Vivi para ver o mundo parar e vivi para ver a medicina e a genética prolongar a vida humana para além dos 100 anos!

Aqui em casa, onde permaneço trancafiado já por quatro semanas a fio, proibido de ver minhas três netas, proibido de passear, viajar ou frequentar um restaurante, consigo imaginar como as cidades brasileiras são perversas com os idosos e pessoas com restrições de mobilidade.

Sim, pra valer a pena, a longevidade precisa ser parceira indissociável do acesso, pois sem este, a vida perde a graça e pode transformar-se em algo insuportável.

Tenho na família um caso concreto: refiro-me a S. A., um homem exemplar que no fim do ano passado atravessou a barreira dos 90 anos. Foi, em São Paulo, onde vive desde garoto, um dos mais respeitados construtores de ambientes finos e sofisticados da cidade.

Ao construir sua casa, há 50 anos, errou a mão: é um sobrado sólido, bem construído, mas cheio de escadas – é escada pra entrar em casa, escada pra subir do escritório para a sala, escada pra subir para os quartos, escada pra passear pelo quintal.

Em pleno confinamento, meu e dele, nos falamos por telefone. Não foi difícil perceber sua angústia: “Nossa empregada mora em Paraisópolis, não muito longe do Albert Einstein, onde morreram os dois primeiros pacientes infectados pelo novo coronavírus no Brasil, e ela se apavorou, disse que nem estava mais dormindo direito de preocupação.... E eu falei pra ela: torço para que esse vírus chegue com força e leve embora todas as pessoas com mais de 70 anos”.

Para acalmá-lo, contei algumas anedotas e ele riu muito.

Herança lusitana

Não se entende por que as pessoas que vencem o desafio de construir a própria casa raramente pensam na velhice e na restrição mais severa de mobilidade que pode vir acompanhada de um AVC ou de um acidente qualquer, infortúnios que afetam a vida de pessoas de todas as idades.
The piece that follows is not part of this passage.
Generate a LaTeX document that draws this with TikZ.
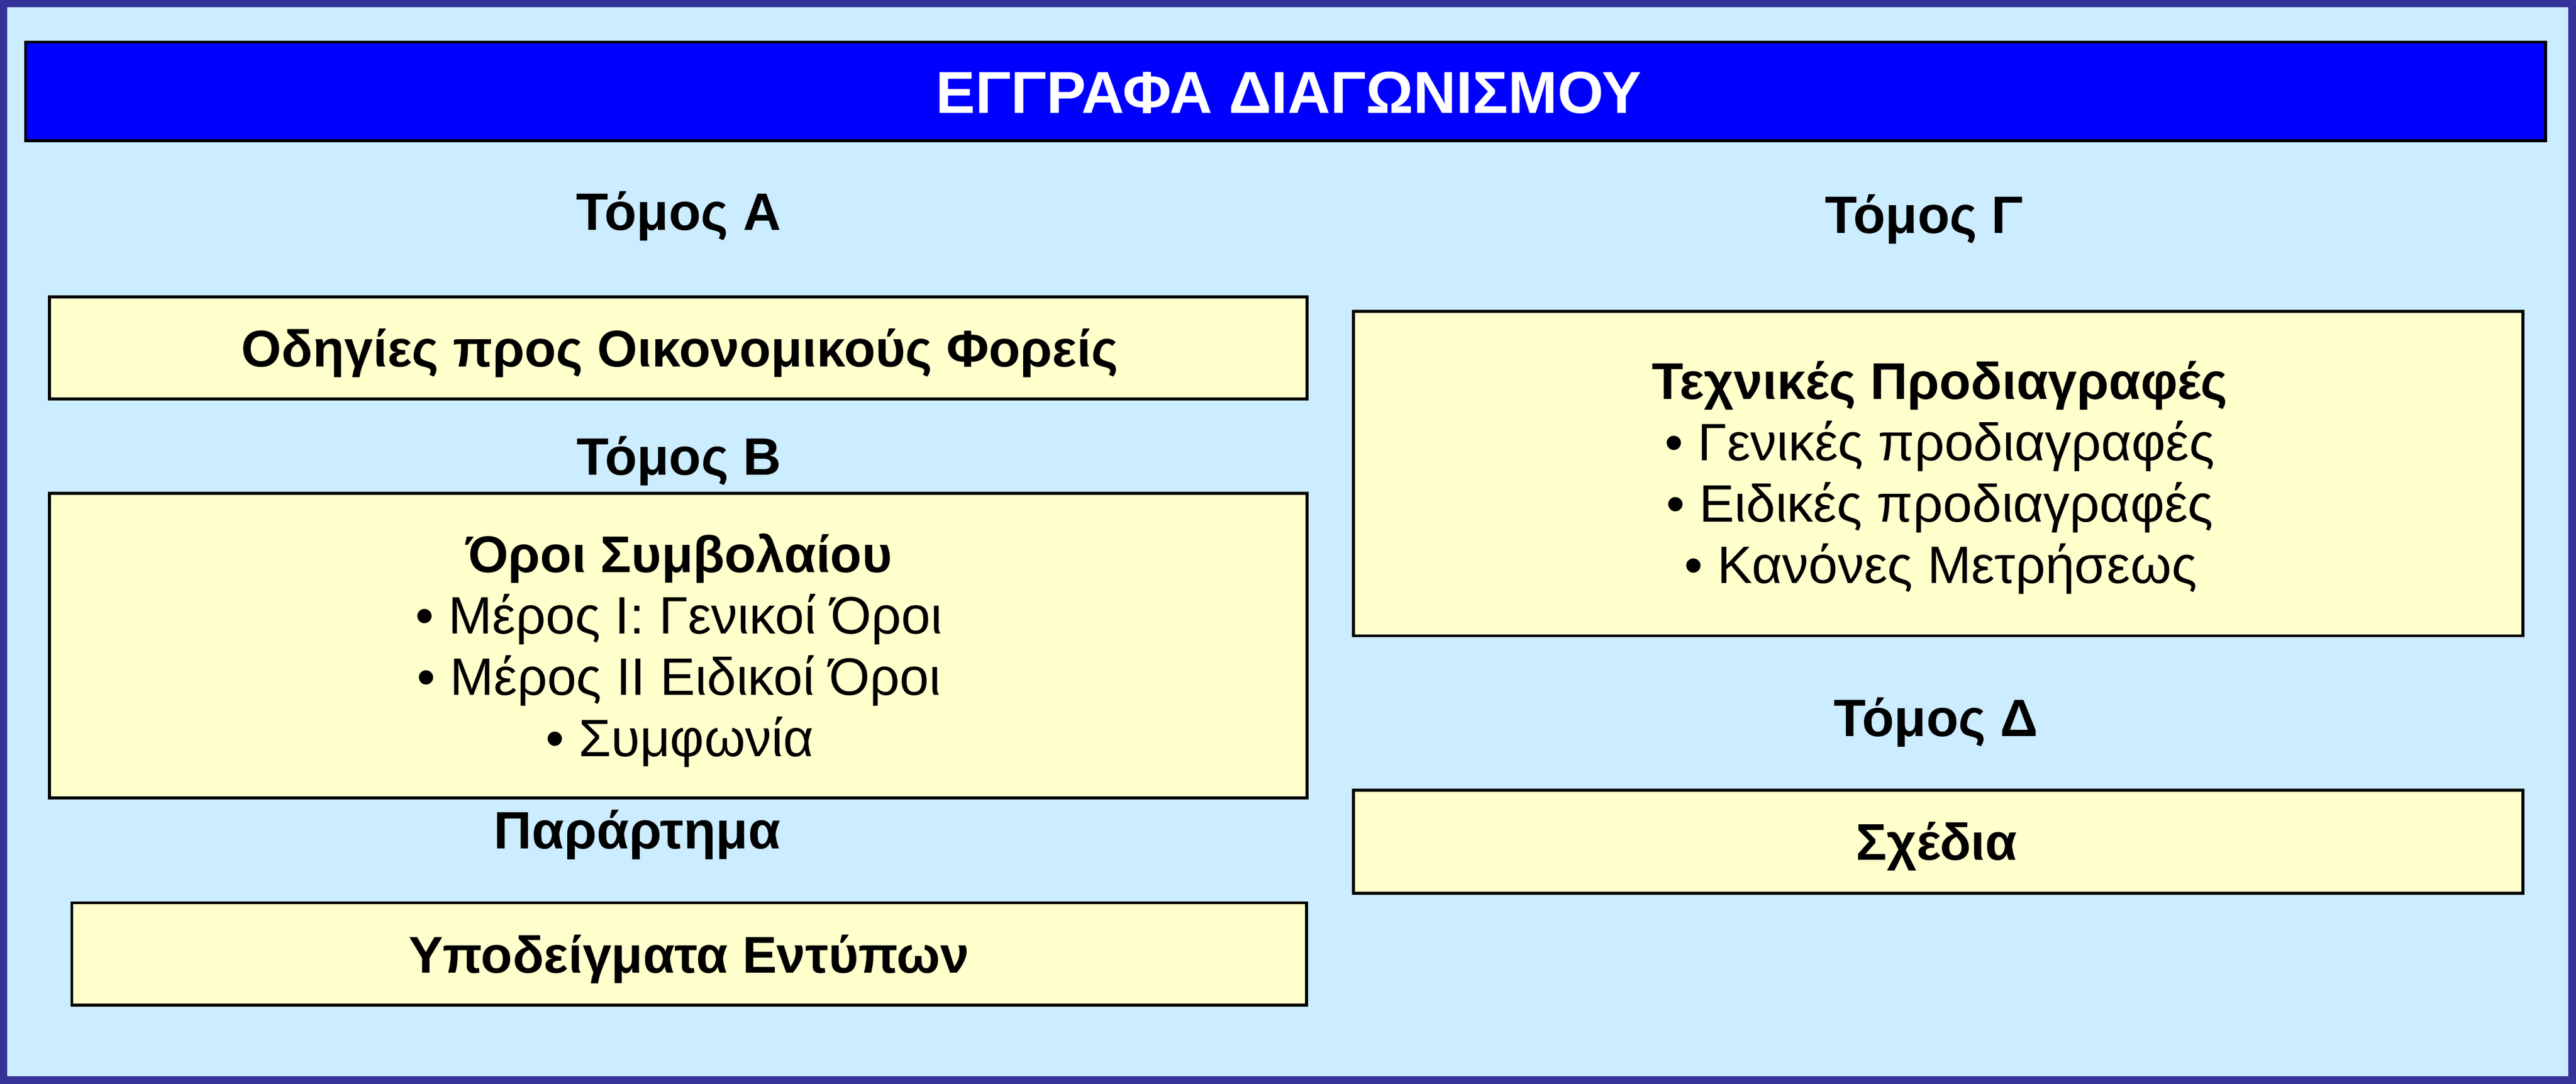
\documentclass[tikz,border=0pt]{standalone}
\usepackage{fontspec}
\setmainfont{Liberation Sans}
\definecolor{framecol}{HTML}{333399}
\definecolor{bgcol}{HTML}{CCECFF}
\definecolor{titlecol}{HTML}{0000FF}
\definecolor{boxcol}{HTML}{FFFFCC}
\begin{document}
\begin{tikzpicture}[x=0.5pt,y=-0.5pt,
  panel/.style={draw=black,line width=0.9pt,fill=boxcol,rectangle,inner sep=0pt,outer sep=0pt},
  titlepanel/.style={draw=black,line width=0.9pt,fill=titlecol,rectangle,inner sep=0pt,outer sep=0pt},
  lbl/.style={anchor=base,inner sep=0pt,outer sep=0pt,font=\fontsize{16}{18}\selectfont\bfseries},
  lblin/.style={anchor=base,inner sep=0pt,outer sep=0pt,font=\fontsize{15.7}{18}\selectfont\bfseries},
  txt/.style={anchor=base,inner sep=0pt,outer sep=0pt,font=\fontsize{16}{18}\selectfont},
  ttl/.style={anchor=base,inner sep=0pt,outer sep=0pt,text=white,font=\fontsize{18}{20}\selectfont\bfseries}]
\useasboundingbox (0,0) rectangle (1567,659);
\fill[framecol] (0,0) rectangle (1567,659);
\fill[bgcol] (4.3,4.3) rectangle (1562.2,654.4);
% boxes
\node[titlepanel,minimum width=766.5pt,minimum height=30.05pt] (title) at (782,55.55) {};
\node[panel,minimum width=382.45pt,minimum height=31.05pt] (boxA) at (412.65,211.45) {};
\node[panel,minimum width=382.45pt,minimum height=92.6pt] (boxB) at (412.65,392.5) {};
\node[panel,minimum width=375.55pt,minimum height=31.1pt] (boxP) at (419.25,580) {};
\node[panel,minimum width=355.65pt,minimum height=98.6pt] (boxG) at (1178.95,288) {};
\node[panel,minimum width=355.65pt,minimum height=31.35pt] (boxD) at (1178.95,511.75) {};
% texts
\node[ttl] (ttext) at (783.9,68.9) {ΕΓΓΡΑΦΑ ΔΙΑΓΩΝΙΣΜΟΥ};
\node[lbl] (tA) at (412.8,140) {Τόμος Α};
\node[lblin] (a1) at (413.5,223.1) {Οδηγίες προς Οικονομικούς Φορείς};
\node[lbl] (tB) at (413,288.7) {Τόμος Β};
\node[lblin] (b1) at (413,348) {Όροι Συμβολαίου};
\node[txt] (b2) at (413,385.3) {• Μέρος Ι: Γενικοί Όροι};
\node[txt] (b3) at (413,422.6) {• Μέρος ΙΙ Ειδικοί Όροι};
\node[txt] (b4) at (413.5,459.9) {• Συμφωνία};
\node[lbl] (tP) at (387.6,516) {Παράρτημα};
\node[lblin] (p1) at (419,591.6) {Υποδείγματα Εντύπων};
\node[lbl] (tG) at (1170.5,141.9) {Τόμος Γ};
\node[lblin] (g1) at (1180,242.8) {Τεχνικές Προδιαγραφές};
\node[txt] (g2) at (1180,280.1) {• Γενικές προδιαγραφές};
\node[txt] (g3) at (1180,317.4) {• Ειδικές προδιαγραφές};
\node[txt] (g4) at (1180.5,354.7) {• Κανόνες Μετρήσεως};
\node[lbl] (tD) at (1177.7,447.8) {Τόμος Δ};
\node[lblin] (d1) at (1178,523) {Σχέδια};
\end{tikzpicture}
\end{document}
Constroem-se casas para pessoas de porte atlético e dá-lhe degrau por toda parte.

Foram os portugueses que transferiram para a arquitetura brasileira essa paixão pelo degrau. Essa característica da arquitetura portuguesa foi minuciosamente descrita na obra “Urbanismo de Colina - Uma Tradição Luso-Brasileira”, de Leal da Costa Lobo e José Geraldo Simões Junior. Preocupados com segurança, os colonizadores erguiam prédios e igrejas sobre elevações e morros, provendo o acesso com imensas escadarias.

Ao longo da vida, não me lembro de ter visitado uma única casa sem trombar com degraus, uma praga nacional. Até a famosa rampa do Palácio do Planalto termina em degraus, me falou com indignação a senadora Mara Gabrilli.

Já o prefeito de Curitiba, Rafael Grecca de Macedo, dos poucos prefeitos brasileiros com sensibilidade para perceber o quanto é difícil promover a acessibilidade nas cidades brasileiras, me disse que há vários degraus para chegar até os camarins do Teatro Guaíra, “como se os artistas brasileiros não tivessem o direito de envelhecer”.

Já escrevi aqui – e repito – que uma cidade só poderá desenvolver a acessibilidade plena e ideal no dia que o mais anônimo dos serventes de pedreiro tiver consciência de que toda vez que implantar um desnível no piso, ainda que seja de meio centímetro, estará criando um obstáculo intransponível ou capaz de provocar uma queda grave de um idoso ou de uma pessoa com necessidades especiais.

Cada casa, um sofrimento

Aqui nesta prisão domiciliar sem tornozeleira eletrônica, me ponho a imaginar o sofrimento e a angústia das pessoas trancafiadas  em espaços reduzidos  e com dificuldades incríveis de acesso.

Formam a maioria da população das grandes cidades que confinam os seus pobres em favelas, cortiços, guetos, quando não em morros e encostas, zonas de altíssimo risco.

E há mais: se ligam a televisão, são bombardeadas por uma cobertura difusa, errática, da pandemia, feita muito mais para aterrorizar do que para informar.

E as que têm restrições de acesso são sempre as mais prejudicadas, pois até a internet, seja para se informar ou se distrair, lhes é negada por essa indiferença sado-masoquista da sociedade brasileira. Apenas um por cento dos sites da web nacional dispõe de acesso a deficientes visuais e outros, embora já tenham sido desenvolvidos aplicativos que permitem o uso por todos.

Seria ótimo se aproveitássemos o confinamento para refletir sobre esse encontro, necessário e urgente, da acessibilidade com a longevidade. Talvez saiamos dessa pandemia melhores e mais solidários do que entramos!